### Short task
In the records below, find the line containing "Rebuild this chart" and the line containing "const mzStep = 0.25;". Give again exactly those lines and every line between them, omitting the pictures.

[start Data extract]

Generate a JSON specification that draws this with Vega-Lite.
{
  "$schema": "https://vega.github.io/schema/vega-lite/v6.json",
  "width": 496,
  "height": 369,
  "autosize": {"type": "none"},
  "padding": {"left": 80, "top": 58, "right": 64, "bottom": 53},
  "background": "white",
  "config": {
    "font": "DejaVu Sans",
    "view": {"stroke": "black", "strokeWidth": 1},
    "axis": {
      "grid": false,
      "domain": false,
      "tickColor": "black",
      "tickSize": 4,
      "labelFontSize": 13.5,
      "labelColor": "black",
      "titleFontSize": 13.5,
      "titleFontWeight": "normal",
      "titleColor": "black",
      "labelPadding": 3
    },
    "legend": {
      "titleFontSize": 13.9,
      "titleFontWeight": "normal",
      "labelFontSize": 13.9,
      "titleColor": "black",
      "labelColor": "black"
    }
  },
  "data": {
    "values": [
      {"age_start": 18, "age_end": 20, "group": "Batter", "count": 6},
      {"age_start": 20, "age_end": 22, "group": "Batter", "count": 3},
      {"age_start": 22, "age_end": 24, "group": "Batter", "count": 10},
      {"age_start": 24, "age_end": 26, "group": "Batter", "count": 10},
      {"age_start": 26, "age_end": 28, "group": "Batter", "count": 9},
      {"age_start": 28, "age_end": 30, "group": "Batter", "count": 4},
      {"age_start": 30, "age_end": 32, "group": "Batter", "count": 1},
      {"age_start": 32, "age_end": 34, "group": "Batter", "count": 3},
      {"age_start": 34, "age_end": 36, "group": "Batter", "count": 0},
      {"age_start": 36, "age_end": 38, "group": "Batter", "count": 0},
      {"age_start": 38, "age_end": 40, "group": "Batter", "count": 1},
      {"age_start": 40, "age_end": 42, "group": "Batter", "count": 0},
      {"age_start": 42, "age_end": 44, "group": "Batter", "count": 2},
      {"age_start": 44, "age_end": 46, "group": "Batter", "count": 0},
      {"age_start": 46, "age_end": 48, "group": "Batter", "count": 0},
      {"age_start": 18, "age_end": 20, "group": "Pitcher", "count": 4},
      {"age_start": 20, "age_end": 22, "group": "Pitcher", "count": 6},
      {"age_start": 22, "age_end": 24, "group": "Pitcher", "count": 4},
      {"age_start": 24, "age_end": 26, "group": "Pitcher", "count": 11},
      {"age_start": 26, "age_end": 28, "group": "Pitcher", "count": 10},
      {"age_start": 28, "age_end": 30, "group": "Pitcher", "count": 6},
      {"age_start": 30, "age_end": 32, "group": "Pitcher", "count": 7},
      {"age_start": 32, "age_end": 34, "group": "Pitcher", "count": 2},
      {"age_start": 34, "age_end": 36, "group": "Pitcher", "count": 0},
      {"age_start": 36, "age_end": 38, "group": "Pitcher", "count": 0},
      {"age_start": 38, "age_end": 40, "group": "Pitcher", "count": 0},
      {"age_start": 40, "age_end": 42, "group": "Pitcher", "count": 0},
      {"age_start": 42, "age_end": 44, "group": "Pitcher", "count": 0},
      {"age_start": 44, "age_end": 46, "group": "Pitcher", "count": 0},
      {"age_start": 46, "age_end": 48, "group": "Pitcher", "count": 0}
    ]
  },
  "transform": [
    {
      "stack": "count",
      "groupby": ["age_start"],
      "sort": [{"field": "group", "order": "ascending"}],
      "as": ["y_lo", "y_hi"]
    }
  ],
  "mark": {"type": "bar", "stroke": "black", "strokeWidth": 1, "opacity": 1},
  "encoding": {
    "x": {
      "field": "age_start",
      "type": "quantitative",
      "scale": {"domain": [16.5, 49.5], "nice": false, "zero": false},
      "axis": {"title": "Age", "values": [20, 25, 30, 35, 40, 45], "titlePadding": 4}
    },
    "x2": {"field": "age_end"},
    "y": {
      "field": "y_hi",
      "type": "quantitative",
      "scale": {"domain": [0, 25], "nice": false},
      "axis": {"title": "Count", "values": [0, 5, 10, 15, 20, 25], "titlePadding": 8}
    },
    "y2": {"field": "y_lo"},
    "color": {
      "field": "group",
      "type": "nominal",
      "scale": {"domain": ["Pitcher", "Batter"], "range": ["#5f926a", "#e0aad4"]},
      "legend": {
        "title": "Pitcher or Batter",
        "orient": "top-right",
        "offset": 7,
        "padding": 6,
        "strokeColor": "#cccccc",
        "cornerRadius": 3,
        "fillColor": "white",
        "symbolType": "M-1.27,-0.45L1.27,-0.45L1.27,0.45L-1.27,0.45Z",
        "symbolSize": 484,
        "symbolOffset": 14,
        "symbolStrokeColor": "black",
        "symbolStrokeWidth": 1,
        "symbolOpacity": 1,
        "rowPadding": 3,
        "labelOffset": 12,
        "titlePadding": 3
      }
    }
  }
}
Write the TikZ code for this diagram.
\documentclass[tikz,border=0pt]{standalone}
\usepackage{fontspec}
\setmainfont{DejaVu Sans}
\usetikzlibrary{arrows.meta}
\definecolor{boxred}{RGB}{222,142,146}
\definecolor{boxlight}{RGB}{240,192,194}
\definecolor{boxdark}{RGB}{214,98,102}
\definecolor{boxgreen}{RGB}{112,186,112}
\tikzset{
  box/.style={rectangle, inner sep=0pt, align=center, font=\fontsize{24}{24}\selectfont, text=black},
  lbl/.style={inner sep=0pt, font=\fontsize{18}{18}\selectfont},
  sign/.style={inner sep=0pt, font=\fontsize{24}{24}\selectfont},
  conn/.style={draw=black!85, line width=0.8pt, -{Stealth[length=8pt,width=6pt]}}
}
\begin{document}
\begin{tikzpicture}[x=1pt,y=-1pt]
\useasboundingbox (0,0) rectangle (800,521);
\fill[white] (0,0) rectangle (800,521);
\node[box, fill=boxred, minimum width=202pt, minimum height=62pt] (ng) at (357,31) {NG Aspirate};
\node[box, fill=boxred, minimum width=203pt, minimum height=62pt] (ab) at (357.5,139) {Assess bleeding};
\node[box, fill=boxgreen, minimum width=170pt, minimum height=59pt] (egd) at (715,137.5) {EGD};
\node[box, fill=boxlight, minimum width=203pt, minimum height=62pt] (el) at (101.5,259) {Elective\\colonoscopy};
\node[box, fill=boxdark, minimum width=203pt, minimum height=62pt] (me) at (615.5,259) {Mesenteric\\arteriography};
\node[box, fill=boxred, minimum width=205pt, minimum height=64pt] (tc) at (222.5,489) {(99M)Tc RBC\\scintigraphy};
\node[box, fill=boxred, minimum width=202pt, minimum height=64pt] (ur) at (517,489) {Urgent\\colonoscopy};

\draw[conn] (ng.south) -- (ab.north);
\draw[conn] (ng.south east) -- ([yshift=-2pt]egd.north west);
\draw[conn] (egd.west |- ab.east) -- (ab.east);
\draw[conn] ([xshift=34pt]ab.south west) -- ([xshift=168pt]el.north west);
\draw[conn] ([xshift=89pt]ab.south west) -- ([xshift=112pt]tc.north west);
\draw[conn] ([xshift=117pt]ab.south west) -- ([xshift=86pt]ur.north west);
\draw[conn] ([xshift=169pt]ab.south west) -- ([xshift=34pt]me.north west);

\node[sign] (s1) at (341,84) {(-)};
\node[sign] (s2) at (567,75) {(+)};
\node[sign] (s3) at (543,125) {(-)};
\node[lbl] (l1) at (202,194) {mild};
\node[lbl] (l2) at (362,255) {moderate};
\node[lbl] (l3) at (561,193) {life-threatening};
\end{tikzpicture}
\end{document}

[end Data extract]
[start Data extract]

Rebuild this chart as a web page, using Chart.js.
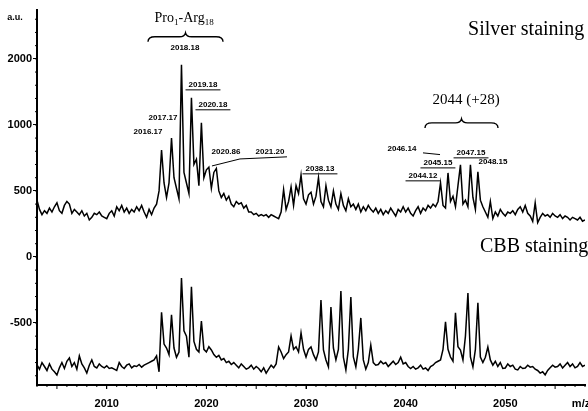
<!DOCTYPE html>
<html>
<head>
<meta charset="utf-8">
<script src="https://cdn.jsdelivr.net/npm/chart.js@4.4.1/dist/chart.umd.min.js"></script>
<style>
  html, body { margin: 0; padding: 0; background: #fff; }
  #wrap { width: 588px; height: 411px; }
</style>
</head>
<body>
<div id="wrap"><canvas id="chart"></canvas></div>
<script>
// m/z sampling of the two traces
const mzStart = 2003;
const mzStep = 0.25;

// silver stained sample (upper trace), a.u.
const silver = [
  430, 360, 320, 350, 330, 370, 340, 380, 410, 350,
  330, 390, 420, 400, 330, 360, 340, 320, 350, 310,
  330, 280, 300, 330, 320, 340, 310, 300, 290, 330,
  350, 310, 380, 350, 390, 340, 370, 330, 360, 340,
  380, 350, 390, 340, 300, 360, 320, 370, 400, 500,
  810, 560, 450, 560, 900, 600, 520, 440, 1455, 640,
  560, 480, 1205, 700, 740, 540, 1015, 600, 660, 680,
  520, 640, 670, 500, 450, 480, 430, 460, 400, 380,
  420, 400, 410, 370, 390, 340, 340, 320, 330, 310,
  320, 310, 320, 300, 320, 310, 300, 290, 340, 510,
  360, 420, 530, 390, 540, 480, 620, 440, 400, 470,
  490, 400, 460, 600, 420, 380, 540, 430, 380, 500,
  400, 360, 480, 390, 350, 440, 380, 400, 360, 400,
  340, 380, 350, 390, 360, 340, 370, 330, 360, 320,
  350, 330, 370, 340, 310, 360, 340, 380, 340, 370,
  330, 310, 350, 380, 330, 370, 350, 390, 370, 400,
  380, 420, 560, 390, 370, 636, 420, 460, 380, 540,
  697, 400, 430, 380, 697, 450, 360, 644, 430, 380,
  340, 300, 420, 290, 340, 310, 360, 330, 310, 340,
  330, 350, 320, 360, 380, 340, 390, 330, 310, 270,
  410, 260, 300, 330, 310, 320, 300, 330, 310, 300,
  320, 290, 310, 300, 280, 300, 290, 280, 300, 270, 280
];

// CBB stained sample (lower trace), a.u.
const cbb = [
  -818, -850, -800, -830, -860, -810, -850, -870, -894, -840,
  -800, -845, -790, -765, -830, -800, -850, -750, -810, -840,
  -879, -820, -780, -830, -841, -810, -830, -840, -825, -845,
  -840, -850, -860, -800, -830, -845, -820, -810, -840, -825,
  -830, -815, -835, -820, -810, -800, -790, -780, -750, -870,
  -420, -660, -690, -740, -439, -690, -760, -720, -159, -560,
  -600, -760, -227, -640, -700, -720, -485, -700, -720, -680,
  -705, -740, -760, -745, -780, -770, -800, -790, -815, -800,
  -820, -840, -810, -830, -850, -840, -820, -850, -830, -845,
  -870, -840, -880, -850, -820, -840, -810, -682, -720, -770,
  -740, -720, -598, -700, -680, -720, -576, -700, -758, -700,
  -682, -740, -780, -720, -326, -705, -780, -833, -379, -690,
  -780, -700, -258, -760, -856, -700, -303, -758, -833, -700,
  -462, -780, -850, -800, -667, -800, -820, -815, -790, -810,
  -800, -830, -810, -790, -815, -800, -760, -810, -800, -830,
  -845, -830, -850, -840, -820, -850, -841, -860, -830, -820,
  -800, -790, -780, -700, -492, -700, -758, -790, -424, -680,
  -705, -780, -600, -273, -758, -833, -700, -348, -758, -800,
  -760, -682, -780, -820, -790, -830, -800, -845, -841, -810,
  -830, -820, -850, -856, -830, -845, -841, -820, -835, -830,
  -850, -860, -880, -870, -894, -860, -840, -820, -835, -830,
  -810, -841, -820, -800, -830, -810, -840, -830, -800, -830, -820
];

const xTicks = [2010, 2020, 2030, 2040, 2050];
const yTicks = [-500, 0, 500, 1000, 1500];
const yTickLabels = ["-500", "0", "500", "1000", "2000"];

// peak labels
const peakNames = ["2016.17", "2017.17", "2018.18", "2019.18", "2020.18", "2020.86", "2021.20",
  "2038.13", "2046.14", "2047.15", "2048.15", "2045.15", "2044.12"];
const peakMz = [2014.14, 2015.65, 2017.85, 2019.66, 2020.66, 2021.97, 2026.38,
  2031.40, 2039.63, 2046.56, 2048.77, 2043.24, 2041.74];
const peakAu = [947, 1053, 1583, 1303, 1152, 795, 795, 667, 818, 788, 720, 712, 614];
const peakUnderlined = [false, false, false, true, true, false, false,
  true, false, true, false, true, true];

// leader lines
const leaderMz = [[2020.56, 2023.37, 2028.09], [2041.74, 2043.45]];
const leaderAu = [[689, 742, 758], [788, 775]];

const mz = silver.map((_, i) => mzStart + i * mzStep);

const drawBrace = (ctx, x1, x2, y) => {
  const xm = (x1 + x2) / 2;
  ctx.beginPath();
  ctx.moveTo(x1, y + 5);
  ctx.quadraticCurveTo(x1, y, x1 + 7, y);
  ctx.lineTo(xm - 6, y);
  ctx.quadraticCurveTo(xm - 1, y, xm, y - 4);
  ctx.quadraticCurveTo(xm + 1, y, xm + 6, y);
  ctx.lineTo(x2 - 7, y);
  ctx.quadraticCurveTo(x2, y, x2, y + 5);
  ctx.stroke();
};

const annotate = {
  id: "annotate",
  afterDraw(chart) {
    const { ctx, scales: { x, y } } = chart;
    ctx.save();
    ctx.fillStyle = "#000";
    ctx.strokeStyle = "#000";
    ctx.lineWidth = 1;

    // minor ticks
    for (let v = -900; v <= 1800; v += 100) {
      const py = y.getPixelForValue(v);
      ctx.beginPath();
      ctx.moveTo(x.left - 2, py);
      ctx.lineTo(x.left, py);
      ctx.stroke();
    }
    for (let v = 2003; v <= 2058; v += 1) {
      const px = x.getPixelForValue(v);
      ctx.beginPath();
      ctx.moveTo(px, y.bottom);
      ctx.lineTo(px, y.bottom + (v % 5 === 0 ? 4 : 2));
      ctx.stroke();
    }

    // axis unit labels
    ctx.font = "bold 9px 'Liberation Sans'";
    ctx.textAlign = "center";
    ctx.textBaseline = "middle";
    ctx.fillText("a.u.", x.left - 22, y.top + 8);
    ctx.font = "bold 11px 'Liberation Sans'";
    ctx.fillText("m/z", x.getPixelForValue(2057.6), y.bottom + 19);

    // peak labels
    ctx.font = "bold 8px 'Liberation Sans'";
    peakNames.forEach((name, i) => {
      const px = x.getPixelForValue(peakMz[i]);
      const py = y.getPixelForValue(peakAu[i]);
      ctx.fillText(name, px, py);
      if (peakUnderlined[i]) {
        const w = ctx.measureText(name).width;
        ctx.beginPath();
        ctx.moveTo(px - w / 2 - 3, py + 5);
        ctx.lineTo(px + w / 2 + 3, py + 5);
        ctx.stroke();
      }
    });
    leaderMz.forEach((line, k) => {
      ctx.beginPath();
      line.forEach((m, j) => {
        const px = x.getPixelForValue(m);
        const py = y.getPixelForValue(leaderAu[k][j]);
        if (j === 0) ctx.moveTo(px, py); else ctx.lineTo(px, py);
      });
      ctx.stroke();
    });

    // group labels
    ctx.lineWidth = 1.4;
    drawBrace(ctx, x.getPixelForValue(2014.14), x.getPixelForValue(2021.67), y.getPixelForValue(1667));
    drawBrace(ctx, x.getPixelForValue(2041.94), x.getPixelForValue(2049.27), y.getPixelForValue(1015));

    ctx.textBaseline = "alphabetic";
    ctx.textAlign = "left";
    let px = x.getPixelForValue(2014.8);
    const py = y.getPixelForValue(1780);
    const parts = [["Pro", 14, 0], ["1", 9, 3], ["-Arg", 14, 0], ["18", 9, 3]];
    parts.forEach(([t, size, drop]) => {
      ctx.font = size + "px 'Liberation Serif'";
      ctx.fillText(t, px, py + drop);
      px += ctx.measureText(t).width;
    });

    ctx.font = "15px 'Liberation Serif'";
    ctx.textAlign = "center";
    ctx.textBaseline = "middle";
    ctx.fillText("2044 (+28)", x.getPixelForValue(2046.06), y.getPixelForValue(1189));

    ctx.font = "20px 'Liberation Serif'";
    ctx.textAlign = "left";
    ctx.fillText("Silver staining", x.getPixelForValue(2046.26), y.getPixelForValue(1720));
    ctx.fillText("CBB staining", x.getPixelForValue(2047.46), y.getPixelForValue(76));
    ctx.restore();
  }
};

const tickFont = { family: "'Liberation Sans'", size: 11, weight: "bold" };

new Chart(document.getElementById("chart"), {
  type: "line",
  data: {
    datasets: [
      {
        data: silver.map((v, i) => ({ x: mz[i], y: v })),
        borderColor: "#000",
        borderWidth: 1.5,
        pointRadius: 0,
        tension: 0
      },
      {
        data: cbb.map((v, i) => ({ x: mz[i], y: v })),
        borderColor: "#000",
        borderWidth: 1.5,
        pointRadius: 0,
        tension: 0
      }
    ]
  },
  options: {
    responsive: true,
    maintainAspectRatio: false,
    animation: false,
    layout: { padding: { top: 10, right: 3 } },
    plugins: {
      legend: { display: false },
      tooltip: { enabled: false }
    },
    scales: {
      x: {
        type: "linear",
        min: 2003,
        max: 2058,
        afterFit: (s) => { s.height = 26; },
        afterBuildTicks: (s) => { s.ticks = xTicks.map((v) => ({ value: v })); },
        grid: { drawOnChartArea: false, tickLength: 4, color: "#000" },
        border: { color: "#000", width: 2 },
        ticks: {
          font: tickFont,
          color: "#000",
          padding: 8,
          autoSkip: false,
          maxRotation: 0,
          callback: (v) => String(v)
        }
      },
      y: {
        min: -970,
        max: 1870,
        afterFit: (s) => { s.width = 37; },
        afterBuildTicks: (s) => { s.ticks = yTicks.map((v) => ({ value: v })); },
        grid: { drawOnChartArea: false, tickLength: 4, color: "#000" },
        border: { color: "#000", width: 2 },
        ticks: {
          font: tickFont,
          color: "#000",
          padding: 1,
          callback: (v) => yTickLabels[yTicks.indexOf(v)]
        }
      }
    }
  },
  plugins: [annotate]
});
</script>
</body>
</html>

[end Data extract]

### Exercise solution
Rebuild this chart as a web page, using Chart.js.
<!DOCTYPE html>
<html>
<head>
<meta charset="utf-8">
<script src="https://cdn.jsdelivr.net/npm/chart.js@4.4.1/dist/chart.umd.min.js"></script>
<style>
  html, body { margin: 0; padding: 0; background: #fff; }
  #wrap { width: 588px; height: 411px; }
</style>
</head>
<body>
<div id="wrap"><canvas id="chart"></canvas></div>
<script>
// m/z sampling of the two traces
const mzStart = 2003;
const mzStep = 0.25;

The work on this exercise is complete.